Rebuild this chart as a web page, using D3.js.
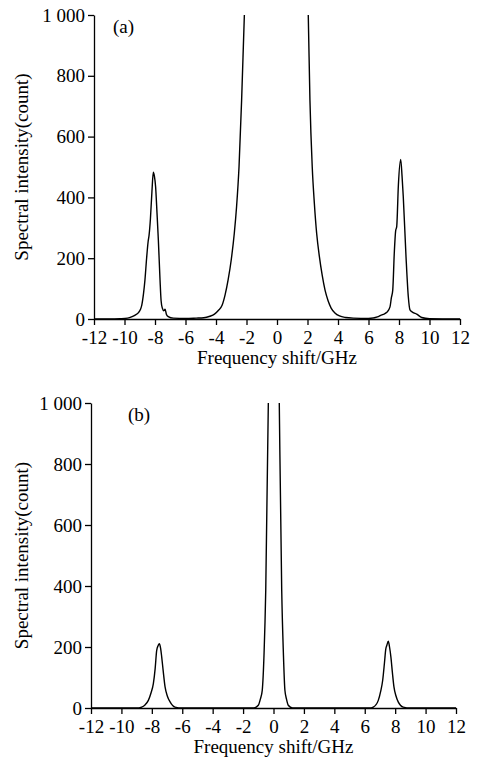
<!DOCTYPE html>
<html>
<head>
<meta charset="utf-8">
<script src="https://cdn.jsdelivr.net/npm/d3@7"></script>
<style>
  html, body { margin: 0; padding: 0; background: #fff; }
  svg text { font-family: "Liberation Serif", "Times New Roman", serif; fill: #000; }
  .axis path, .axis line { stroke: #000; stroke-width: 1.3px; }
  .axis text { font-size: 19px; }
  .line { fill: none; stroke: #000; stroke-width: 1.4px; stroke-linejoin: round; }
</style>
</head>
<body>
<div class="chartContainer"></div>
<script>
// TICKS
var xTicks = [-12, -10, -8, -6, -4, -2, 0, 2, 4, 6, 8, 10, 12]
var xTickLabels = ['-12', '-10', '-8', '-6', '-4', '-2', '0', '2', '4', '6', '8', '10', '12']
var yTicks = [0, 200, 400, 600, 800, 1000]
var yTickLabels = ['0', '200', '400', '600', '800', '1 000']

var xTitle = 'Frequency shift/GHz'
var yTitle = 'Spectral intensity(count)'

// PANEL (a) - frequency shift (GHz) and counts
var freqA = [-12, -11, -10.3, -9.8, -9.5, -9.3, -9.1, -8.95, -8.87, -8.75, -8.66, -8.55, -8.45, -8.39, -8.3, -8.2,
  -8.11, -8.04, -7.96, -7.87, -7.78, -7.67, -7.6, -7.52, -7.42, -7.34, -7.25, -7.13, -6.8, -6, -5.3, -4.8,
  -4.4, -4.1, -3.85, -3.6, -3.4, -3.2, -3.0, -2.8, -2.65, -2.49, -2.32, -2.14, -1.9, -1, 0, 1, 1.8,
  2.05, 2.16, 2.31, 2.45, 2.6, 2.78, 2.96, 3.15, 3.35, 3.55, 3.8, 4.1, 4.5, 5, 6, 6.64, 6.8, 6.97, 7.2, 7.41,
  7.5, 7.59, 7.69, 7.78, 7.85, 7.96, 8.11, 8.2, 8.28, 8.46, 8.61, 8.72, 8.9, 9.16, 9.49, 10, 12]
var countA = [0, 0, 1, 3, 8, 13, 20, 32, 45, 85, 128, 200, 255, 275, 330, 420,
  483, 470, 435, 350, 260, 128, 60, 36, 27, 32, 15, 8, 3, 2, 3, 4,
  9, 16, 28, 45, 80, 130, 195, 282, 370, 501, 720, 1000, 1300, 2500, 3000, 2500, 1300,
  1000, 720, 501, 380, 282, 205, 145, 95, 60, 36, 20, 10, 5, 3, 2, 8, 12, 15, 22, 40,
  70, 95, 216, 290, 304, 441, 525, 470, 402, 205, 73, 30, 22, 16, 5, 1, 0]

// PANEL (b)
var freqB = [-12, -9, -8.67, -8.45, -8.23, -8.05, -7.9, -7.78, -7.68, -7.58, -7.51, -7.42, -7.35, -7.25, -7.13, -6.97,
  -6.8, -6.48, -6, -1.3, -1.0, -0.86, -0.74, -0.62, -0.51, -0.34, -0.2, 0.02, 0.2, 0.38, 0.54,
  0.65, 0.75, 0.86, 0.97, 1.25, 6.3, 6.56, 6.89, 7.05, 7.18, 7.3, 7.38, 7.45, 7.55, 7.63,
  7.72, 7.82, 7.92, 8.05, 8.2, 8.53, 9, 12]
var countB = [0, 0, 3, 10, 25, 50, 80, 130, 189, 205, 211, 195, 167, 120, 69, 38,
  20, 3, 0, 0, 9, 30, 58, 180, 386, 1000, 1800, 2500, 1800, 1000, 386,
  180, 58, 28, 9, 0, 0, 3, 25, 55, 91, 150, 192, 205, 219, 200,
  167, 115, 69, 40, 20, 3, 0, 0]

var svg = d3
  .select('div.chartContainer')
  .append('svg')
  .attr('width', 478)
  .attr('height', 760)

function drawPanel(id, tag, freq, count, box) {
  var data = freq.map(function(f, i) { return { f: f, v: count[i] } })
  var width = box.right - box.left
  var height = box.bottom - box.top

  var g = svg.append('g').attr('transform', 'translate(' + box.left + ',' + box.top + ')')

  // SCALES
  var x = d3.scaleLinear().domain([-12, 12]).range([0, width])
  var y = d3.scaleLinear().domain([0, 1000]).range([height, 0])

  // CLIP (central peaks run off the top)
  g.append('clipPath')
    .attr('id', 'clip-' + id)
    .append('rect')
    .attr('x', 0)
    .attr('y', 0)
    .attr('width', width + 1)
    .attr('height', height)

  var valueline = d3
    .line()
    .x(function(d) { return x(d.f) })
    .y(function(d) { return y(d.v) })
    .curve(d3.curveMonotoneX)

  g.append('path')
    .datum(data)
    .attr('class', 'line')
    .attr('clip-path', 'url(#clip-' + id + ')')
    .attr('d', valueline)

  // X-AXIS
  g.append('g')
    .attr('class', 'axis')
    .attr('transform', 'translate(0,' + height + ')')
    .call(
      d3.axisBottom(x)
        .tickValues(xTicks)
        .tickFormat(function(d, i) { return xTickLabels[i] })
        .tickSize(6)
        .tickSizeOuter(0)
        .tickPadding(6)
    )

  // Y-AXIS
  g.append('g')
    .attr('class', 'axis')
    .call(
      d3.axisLeft(y)
        .tickValues(yTicks)
        .tickFormat(function(d, i) { return yTickLabels[i] })
        .tickSize(6)
        .tickSizeOuter(0)
        .tickPadding(3)
    )

  // AXIS TITLES
  g.append('text')
    .attr('x', width / 2)
    .attr('y', height + 45)
    .attr('font-size', 19)
    .style('text-anchor', 'middle')
    .text(xTitle)

  g.append('text')
    .attr('transform', 'translate(' + (28 - box.left) + ',' + height / 2 + ') rotate(-90)')
    .attr('font-size', 19)
    .style('text-anchor', 'middle')
    .text(yTitle)

  // PANEL TAG
  g.append('text')
    .attr('x', box.tagX)
    .attr('y', box.tagY)
    .attr('font-size', 19)
    .text(tag)
}

drawPanel('a', '(a)', freqA, countA, { left: 94, right: 460, top: 15, bottom: 319, tagX: 19, tagY: 18 })
drawPanel('b', '(b)', freqB, countB, { left: 91, right: 456, top: 403, bottom: 708, tagX: 37, tagY: 18 })
</script>
</body>
</html>
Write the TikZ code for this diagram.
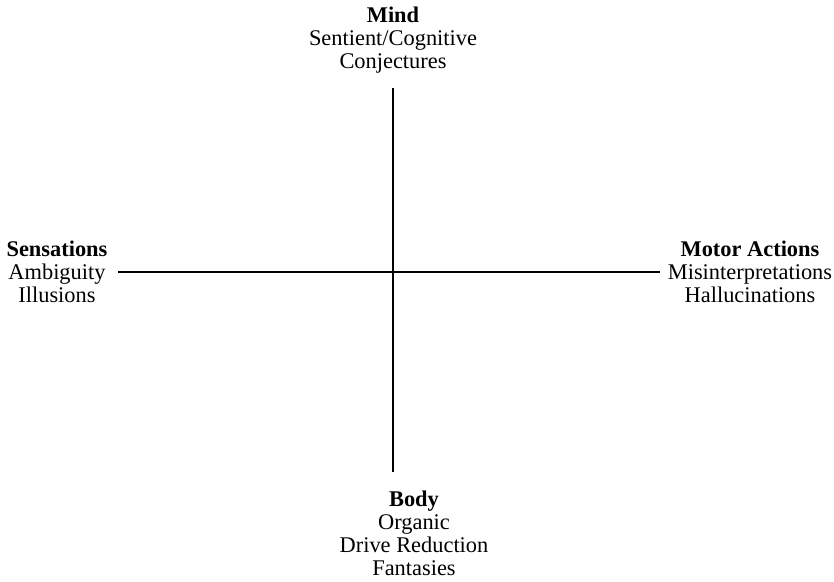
\documentclass[tikz,border=0pt]{standalone}
\usepackage{fontspec}
\setmainfont{Liberation Serif}
\begin{document}
\begin{tikzpicture}[x=1pt, y=-1pt, line width=1.6pt,
	label/.style={align=center, inner sep=0pt, anchor=base,
		font=\fontsize{22.4}{23}\selectfont}]
	\useasboundingbox (0,0) rectangle (834,581);

	% anchor=base sits on the last line
	\node(mind)[label] at (393,68.5) {\textbf{Mind}\\Sentient/Cognitive\\Conjectures};
	\node(sensations)[label] at (57,302) {\textbf{Sensations}\\Ambiguity\\Illusions};
	\node(motor)[label] at (750,302) {\textbf{Motor Actions}\\Misinterpretations\\Hallucinations};
	\node(body)[label] at (414,575.5) {\textbf{Body}\\Organic\\Drive Reduction\\Fantasies};

	\coordinate(axis-top) at (393,88);
	\coordinate(axis-bottom) at (393,472);
	\coordinate(axis-left) at (118,272);
	\coordinate(axis-right) at (660,272);

	\draw (axis-top) -- (axis-bottom);
	\draw (axis-left) -- (axis-right);
\end{tikzpicture}
\end{document}
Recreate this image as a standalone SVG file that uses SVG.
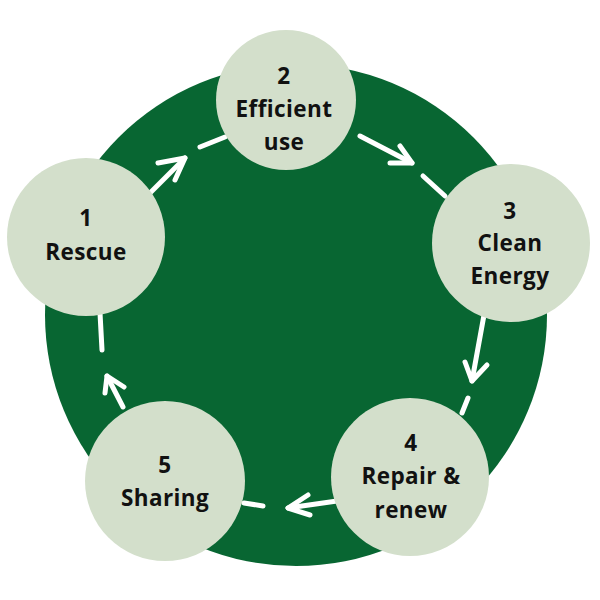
<svg xmlns="http://www.w3.org/2000/svg" width="600" height="600" viewBox="0 0 600 600">
<style>
.bg{fill:#086632}
.node{fill:#d3dfcb}
.lbl{font-family:"Open Sans","Liberation Sans",sans-serif;font-weight:700;font-size:22.5px;letter-spacing:0.4px;fill:#111111;text-anchor:middle}
.c{fill:none;stroke:#ffffff;stroke-width:5;stroke-linecap:round;stroke-linejoin:round}
</style>
<rect width="600" height="600" fill="#ffffff"/>
<circle class="bg" cx="296" cy="315" r="251"/>
<g id="connectors">
  <g id="c1-2">
    <line class="c" x1="200" y1="147" x2="225" y2="137"/>
    <line class="c" x1="140" y1="203" x2="185" y2="158"/>
    <polyline class="c" points="158,163 185,158 175,180"/>
  </g>
  <g id="c2-3">
    <line class="c" x1="360" y1="136" x2="412" y2="163"/>
    <polyline class="c" points="390,163 412,163 400,146"/>
    <line class="c" x1="423" y1="176" x2="445" y2="196"/>
  </g>
  <g id="c3-4">
    <line class="c" x1="484" y1="315" x2="472" y2="381"/>
    <polyline class="c" points="465,362 472,381 487,365"/>
    <line class="c" x1="468" y1="398" x2="462" y2="413"/>
  </g>
  <g id="c4-5">
    <line class="c" x1="337" y1="501" x2="288" y2="508"/>
    <polyline class="c" points="308,495 288,508 310,515"/>
    <line class="c" x1="263" y1="506" x2="244" y2="503"/>
  </g>
  <g id="c5-1">
    <line class="c" x1="123" y1="407" x2="107" y2="376"/>
    <polyline class="c" points="105,393 107,376 124,387"/>
    <line class="c" x1="102" y1="350" x2="100" y2="313"/>
  </g>
</g>
<g id="node1">
  <circle class="node" cx="86" cy="237" r="79"/>
  <text class="lbl" x="86" y="226">1</text>
  <text class="lbl" x="86" y="260">Rescue</text>
</g>
<g id="node2">
  <circle class="node" cx="286" cy="100" r="70"/>
  <text class="lbl" x="284" y="84">2</text>
  <text class="lbl" x="284" y="117">Efficient</text>
  <text class="lbl" x="284" y="150">use</text>
</g>
<g id="node3">
  <circle class="node" cx="511" cy="243" r="79"/>
  <text class="lbl" x="510" y="219">3</text>
  <text class="lbl" x="510" y="251">Clean</text>
  <text class="lbl" x="510" y="284">Energy</text>
</g>
<g id="node4">
  <circle class="node" cx="410" cy="477" r="79"/>
  <text class="lbl" x="411" y="451">4</text>
  <text class="lbl" x="411" y="484">Repair &amp;</text>
  <text class="lbl" x="411" y="518">renew</text>
</g>
<g id="node5">
  <circle class="node" cx="165" cy="481" r="80"/>
  <text class="lbl" x="165" y="473">5</text>
  <text class="lbl" x="165" y="506">Sharing</text>
</g>
</svg>
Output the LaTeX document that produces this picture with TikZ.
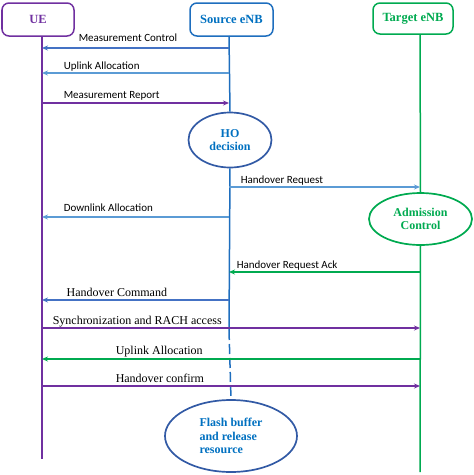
\documentclass[tikz,border=0pt]{standalone}
\usepackage{fontspec}
\setmainfont{Liberation Serif}
\newfontfamily\calfont{Carlito}
\usetikzlibrary{arrows.meta,shapes.geometric}
\definecolor{uepurple}{RGB}{112,48,160}
\definecolor{srcblue}{RGB}{30,110,190}
\definecolor{hoblue}{RGB}{50,90,165}
\definecolor{txtblue}{RGB}{0,112,192}
\definecolor{msgblue}{RGB}{68,114,196}
\definecolor{lightblue}{RGB}{91,155,213}
\definecolor{tgtgreen}{RGB}{0,170,80}

\begin{document}
\begin{tikzpicture}[x=1pt,y=-1pt,line width=1.5pt,
  actor/.style={draw,rounded corners=7pt,minimum height=33pt,inner sep=0pt,
    font=\bfseries\fontsize{12.5}{14}\selectfont},
  bubble/.style={draw,ellipse,inner sep=0pt,line width=1.7pt,
    font=\bfseries\fontsize{12}{13.5}\selectfont},
  msg/.style={-{Stealth[length=6pt,width=5pt]}},
  sanslbl/.style={anchor=base west,inner sep=0pt,font=\calfont\fontsize{11}{12}\selectfont},
  seriflbl/.style={anchor=base west,inner sep=0pt,font=\fontsize{12}{14}\selectfont}]
\useasboundingbox (0,0) rectangle (474,475);

% the three parties
\node[actor,uepurple,minimum width=72pt] (ue) at (38,19.5) {UE};
\node[actor,srcblue,text=txtblue,minimum width=83pt] (src) at (231.5,19.5) {Source eNB};
\node[actor,tgtgreen,minimum width=80pt,minimum height=31pt] (tgt) at (413,18.5) {Target eNB};

% local processing
\node[bubble,hoblue,text=txtblue,minimum width=83pt,minimum height=55pt,align=center] (ho) at (230,140) {HO\\decision};
\node[bubble,tgtgreen,minimum width=103pt,minimum height=52pt,align=center] (adm) at (420.5,219) {Admission\\Control};
\node[bubble,hoblue,text=txtblue,minimum width=132pt,minimum height=72pt,align=left] (flush) at (231,436) {Flash buffer\\and release\\resource};

% lifelines
\coordinate (ue0) at (42,36);   \coordinate (ueE) at (42,459);
\coordinate (src0) at (229,36); \coordinate (srcD) at (229,330);
\coordinate (tgt0) at (420,34); \coordinate (tgtE) at (420,472);
\draw[uepurple] (ue0) -- (ueE);
\draw[srcblue] (src0) -- (ho.north);
\draw[srcblue] (ho.south) -- (srcD);
\draw[srcblue,dash pattern=on 10pt off 4pt] (srcD) -- (flush.north);
\draw[tgtgreen] (tgt0) -- (adm.north);
\draw[tgtgreen] (adm.south) -- (tgtE);

% message end points
\coordinate (s1) at (229,48);  \coordinate (u1) at (42,48);
\coordinate (s2) at (229,73);  \coordinate (u2) at (42,73);
\coordinate (s3) at (229,103); \coordinate (u3) at (42,103);
\coordinate (s4) at (229,187); \coordinate (t4) at (420,187);
\coordinate (s5) at (229,217); \coordinate (u5) at (42,217);
\coordinate (s6) at (229,272); \coordinate (t6) at (420,272);
\coordinate (s7) at (229,300); \coordinate (u7) at (42,300);
\coordinate (u8) at (42,328);  \coordinate (t8) at (420,328);
\coordinate (u9) at (42,359);  \coordinate (t9) at (420,359);
\coordinate (u10) at (42,386); \coordinate (t10) at (420,386);

% messages
\draw[msg,msgblue] (s1) -- (u1);
\draw[msg,lightblue] (s2) -- (u2);
\draw[msg,uepurple] (u3) -- (s3);
\draw[msg,lightblue] (s4) -- (t4);
\draw[msg,lightblue] (s5) -- (u5);
\draw[msg,tgtgreen] (t6) -- (s6);
\draw[msg,msgblue] (s7) -- (u7);
\draw[msg,uepurple] (u8) -- (t8);
\draw[msg,tgtgreen] (t9) -- (u9);
\draw[msg,uepurple] (u10) -- (t10);

% labels
\node[sanslbl] (l1) at (78,41) {Measurement Control};
\node[sanslbl] (l2) at (63,69) {Uplink Allocation};
\node[sanslbl] (l3) at (63,98) {Measurement Report};
\node[sanslbl] (l4) at (240,183) {Handover Request};
\node[sanslbl] (l5) at (63,211) {Downlink Allocation};
\node[sanslbl] (l6) at (236,268) {Handover Request Ack};
\node[seriflbl] (l7) at (66,296) {Handover Command};
\node[seriflbl] (l8) at (52,324) {Synchronization and RACH access};
\node[seriflbl] (l9) at (115,354) {Uplink Allocation};
\node[seriflbl] (l10) at (115,382) {Handover confirm};
\end{tikzpicture}
\end{document}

*Exercise instructions*: Return nothing but the lines running from the start of the data to the line with "var yTitle = 'Spectral intensity(count)'", please, both ends included and no pictures.

*Reply*:
Rebuild this chart as a web page, using D3.js.
<!DOCTYPE html>
<html>
<head>
<meta charset="utf-8">
<script src="https://cdn.jsdelivr.net/npm/d3@7"></script>
<style>
  html, body { margin: 0; padding: 0; background: #fff; }
  svg text { font-family: "Liberation Serif", "Times New Roman", serif; fill: #000; }
  .axis path, .axis line { stroke: #000; stroke-width: 1.3px; }
  .axis text { font-size: 19px; }
  .line { fill: none; stroke: #000; stroke-width: 1.4px; stroke-linejoin: round; }
</style>
</head>
<body>
<div class="chartContainer"></div>
<script>
// TICKS
var xTicks = [-12, -10, -8, -6, -4, -2, 0, 2, 4, 6, 8, 10, 12]
var xTickLabels = ['-12', '-10', '-8', '-6', '-4', '-2', '0', '2', '4', '6', '8', '10', '12']
var yTicks = [0, 200, 400, 600, 800, 1000]
var yTickLabels = ['0', '200', '400', '600', '800', '1 000']

var xTitle = 'Frequency shift/GHz'
var yTitle = 'Spectral intensity(count)'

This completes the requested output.